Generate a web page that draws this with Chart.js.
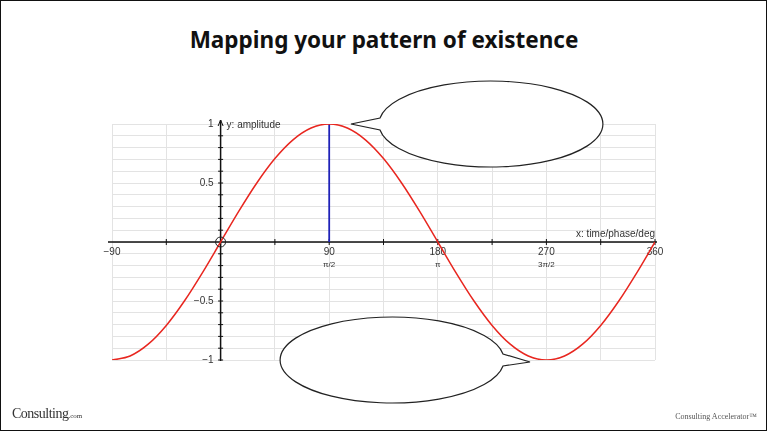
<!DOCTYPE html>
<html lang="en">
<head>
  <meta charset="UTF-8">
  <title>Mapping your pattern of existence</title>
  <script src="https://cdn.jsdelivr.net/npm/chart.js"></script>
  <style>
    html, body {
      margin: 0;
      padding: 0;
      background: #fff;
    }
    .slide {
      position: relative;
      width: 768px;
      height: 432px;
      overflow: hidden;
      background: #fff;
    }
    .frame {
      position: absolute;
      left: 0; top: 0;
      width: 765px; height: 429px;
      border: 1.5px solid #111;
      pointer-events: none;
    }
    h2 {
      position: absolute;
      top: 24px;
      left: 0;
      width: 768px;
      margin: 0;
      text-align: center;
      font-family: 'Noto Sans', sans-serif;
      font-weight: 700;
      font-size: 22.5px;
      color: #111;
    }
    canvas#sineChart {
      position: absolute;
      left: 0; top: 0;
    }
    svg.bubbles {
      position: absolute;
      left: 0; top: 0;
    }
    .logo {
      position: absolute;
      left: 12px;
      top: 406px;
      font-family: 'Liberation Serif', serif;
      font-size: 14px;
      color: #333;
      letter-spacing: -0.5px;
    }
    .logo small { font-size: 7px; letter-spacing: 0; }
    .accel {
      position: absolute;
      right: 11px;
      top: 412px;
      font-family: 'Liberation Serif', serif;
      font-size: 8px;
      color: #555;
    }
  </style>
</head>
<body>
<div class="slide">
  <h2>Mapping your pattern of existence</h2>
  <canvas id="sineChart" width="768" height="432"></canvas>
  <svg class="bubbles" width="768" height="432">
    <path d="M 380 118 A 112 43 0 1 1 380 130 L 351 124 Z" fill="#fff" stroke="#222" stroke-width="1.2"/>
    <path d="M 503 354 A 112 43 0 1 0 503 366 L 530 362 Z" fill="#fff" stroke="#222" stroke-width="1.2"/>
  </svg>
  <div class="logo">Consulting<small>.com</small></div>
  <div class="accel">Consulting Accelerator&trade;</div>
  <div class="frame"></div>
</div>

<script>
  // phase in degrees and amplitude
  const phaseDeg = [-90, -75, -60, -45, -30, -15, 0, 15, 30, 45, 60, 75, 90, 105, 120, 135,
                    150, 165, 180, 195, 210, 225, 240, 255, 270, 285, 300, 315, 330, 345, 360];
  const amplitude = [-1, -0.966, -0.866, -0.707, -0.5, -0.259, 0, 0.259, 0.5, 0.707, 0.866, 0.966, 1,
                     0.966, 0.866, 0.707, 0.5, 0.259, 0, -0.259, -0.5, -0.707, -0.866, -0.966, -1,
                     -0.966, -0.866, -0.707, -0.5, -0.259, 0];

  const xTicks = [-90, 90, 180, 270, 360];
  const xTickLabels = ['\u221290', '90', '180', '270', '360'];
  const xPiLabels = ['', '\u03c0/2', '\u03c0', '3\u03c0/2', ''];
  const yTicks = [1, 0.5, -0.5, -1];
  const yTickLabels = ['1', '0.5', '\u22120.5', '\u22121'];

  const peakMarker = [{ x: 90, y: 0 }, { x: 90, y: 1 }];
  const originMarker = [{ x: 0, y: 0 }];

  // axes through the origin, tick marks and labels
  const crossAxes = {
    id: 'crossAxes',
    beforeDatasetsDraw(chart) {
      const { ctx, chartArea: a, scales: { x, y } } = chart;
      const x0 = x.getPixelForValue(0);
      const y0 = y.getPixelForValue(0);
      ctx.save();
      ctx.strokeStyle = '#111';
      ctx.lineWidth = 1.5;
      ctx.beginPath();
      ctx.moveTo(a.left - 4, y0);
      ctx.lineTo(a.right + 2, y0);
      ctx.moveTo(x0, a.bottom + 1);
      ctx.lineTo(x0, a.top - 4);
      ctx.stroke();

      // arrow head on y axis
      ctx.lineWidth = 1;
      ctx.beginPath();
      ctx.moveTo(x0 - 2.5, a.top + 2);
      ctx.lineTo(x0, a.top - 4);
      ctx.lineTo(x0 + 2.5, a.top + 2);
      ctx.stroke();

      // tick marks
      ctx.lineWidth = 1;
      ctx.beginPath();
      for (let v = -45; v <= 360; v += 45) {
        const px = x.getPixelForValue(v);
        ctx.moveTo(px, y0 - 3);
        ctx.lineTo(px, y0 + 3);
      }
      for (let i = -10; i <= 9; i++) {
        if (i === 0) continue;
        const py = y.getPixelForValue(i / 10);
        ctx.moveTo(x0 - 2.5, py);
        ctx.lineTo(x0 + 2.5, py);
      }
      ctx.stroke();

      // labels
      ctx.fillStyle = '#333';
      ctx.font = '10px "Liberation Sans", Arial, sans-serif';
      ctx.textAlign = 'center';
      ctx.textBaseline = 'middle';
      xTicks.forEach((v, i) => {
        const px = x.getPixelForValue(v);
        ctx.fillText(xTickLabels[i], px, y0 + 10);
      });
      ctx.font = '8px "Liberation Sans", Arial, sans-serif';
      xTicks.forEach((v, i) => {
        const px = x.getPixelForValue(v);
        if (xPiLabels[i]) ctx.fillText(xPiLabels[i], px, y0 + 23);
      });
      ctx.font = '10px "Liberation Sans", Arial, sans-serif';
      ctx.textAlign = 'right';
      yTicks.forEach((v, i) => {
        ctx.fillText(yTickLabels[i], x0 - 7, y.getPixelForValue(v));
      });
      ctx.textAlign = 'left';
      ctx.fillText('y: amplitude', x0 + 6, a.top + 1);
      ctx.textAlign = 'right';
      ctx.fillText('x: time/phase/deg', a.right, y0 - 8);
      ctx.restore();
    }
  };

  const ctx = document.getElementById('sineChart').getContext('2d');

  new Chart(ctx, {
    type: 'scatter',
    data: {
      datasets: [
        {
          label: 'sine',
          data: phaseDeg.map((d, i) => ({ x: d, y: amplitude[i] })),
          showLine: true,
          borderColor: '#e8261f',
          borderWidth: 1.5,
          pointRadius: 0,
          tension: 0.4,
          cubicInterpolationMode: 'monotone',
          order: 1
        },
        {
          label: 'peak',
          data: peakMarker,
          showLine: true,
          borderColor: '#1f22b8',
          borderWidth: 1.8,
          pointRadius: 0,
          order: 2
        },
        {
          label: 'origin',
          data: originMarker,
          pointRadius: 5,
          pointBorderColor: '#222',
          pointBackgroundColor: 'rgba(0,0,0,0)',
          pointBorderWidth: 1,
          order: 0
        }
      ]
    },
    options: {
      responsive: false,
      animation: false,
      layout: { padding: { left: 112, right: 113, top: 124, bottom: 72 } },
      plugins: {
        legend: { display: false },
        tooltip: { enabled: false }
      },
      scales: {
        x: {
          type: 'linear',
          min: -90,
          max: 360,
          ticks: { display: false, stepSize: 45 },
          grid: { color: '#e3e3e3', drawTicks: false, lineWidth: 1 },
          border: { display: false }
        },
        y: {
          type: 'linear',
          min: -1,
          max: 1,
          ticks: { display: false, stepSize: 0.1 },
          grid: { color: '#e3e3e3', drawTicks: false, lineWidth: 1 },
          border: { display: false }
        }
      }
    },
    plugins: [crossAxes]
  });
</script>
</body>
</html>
---
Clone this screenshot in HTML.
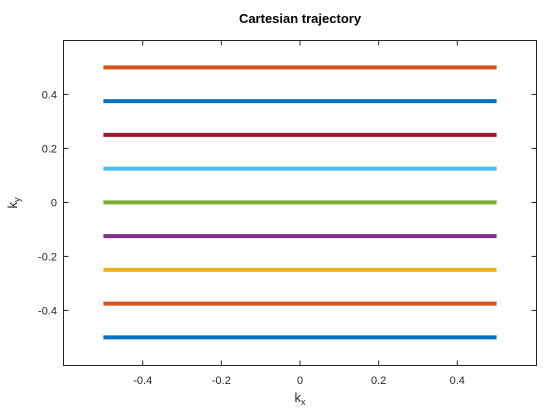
* * *
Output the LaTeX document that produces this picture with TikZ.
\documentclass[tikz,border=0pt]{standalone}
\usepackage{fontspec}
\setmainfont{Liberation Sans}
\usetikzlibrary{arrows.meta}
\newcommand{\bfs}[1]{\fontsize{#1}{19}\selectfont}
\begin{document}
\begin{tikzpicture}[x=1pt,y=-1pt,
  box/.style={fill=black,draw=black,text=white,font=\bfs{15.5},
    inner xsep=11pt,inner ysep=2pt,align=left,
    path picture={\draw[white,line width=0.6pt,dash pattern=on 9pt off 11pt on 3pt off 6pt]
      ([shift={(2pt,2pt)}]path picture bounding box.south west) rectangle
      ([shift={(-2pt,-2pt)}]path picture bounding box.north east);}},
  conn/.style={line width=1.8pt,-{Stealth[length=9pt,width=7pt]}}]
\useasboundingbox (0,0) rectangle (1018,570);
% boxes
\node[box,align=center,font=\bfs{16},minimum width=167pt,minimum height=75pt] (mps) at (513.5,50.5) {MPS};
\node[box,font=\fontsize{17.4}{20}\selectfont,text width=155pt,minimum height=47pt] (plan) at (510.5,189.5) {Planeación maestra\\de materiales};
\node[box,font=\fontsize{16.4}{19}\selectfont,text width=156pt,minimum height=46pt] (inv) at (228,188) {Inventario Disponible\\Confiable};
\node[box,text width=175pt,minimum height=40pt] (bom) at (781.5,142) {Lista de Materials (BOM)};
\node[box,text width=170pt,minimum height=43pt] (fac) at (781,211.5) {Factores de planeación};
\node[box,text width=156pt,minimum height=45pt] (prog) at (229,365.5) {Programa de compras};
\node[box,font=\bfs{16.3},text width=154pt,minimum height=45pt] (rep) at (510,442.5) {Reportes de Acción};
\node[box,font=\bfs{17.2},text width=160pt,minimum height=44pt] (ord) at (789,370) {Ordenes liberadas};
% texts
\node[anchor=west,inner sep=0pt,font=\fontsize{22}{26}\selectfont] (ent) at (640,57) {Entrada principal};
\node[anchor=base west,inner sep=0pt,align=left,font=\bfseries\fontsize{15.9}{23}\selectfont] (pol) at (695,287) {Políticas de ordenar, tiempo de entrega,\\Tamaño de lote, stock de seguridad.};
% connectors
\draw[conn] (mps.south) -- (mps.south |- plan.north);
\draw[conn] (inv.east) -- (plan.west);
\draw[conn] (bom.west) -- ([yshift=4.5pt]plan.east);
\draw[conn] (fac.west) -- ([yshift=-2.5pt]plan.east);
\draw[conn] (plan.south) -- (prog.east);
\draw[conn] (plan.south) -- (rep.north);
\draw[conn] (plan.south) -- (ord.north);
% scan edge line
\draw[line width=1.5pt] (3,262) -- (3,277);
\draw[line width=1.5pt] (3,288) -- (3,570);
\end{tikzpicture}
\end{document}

TO BE DONE: Pick out the lines above that hold the string "with" and show them.

RESPONSE:
Generate a web page that draws this with Chart.js.
Output the LaTeX document that produces this picture with TikZ.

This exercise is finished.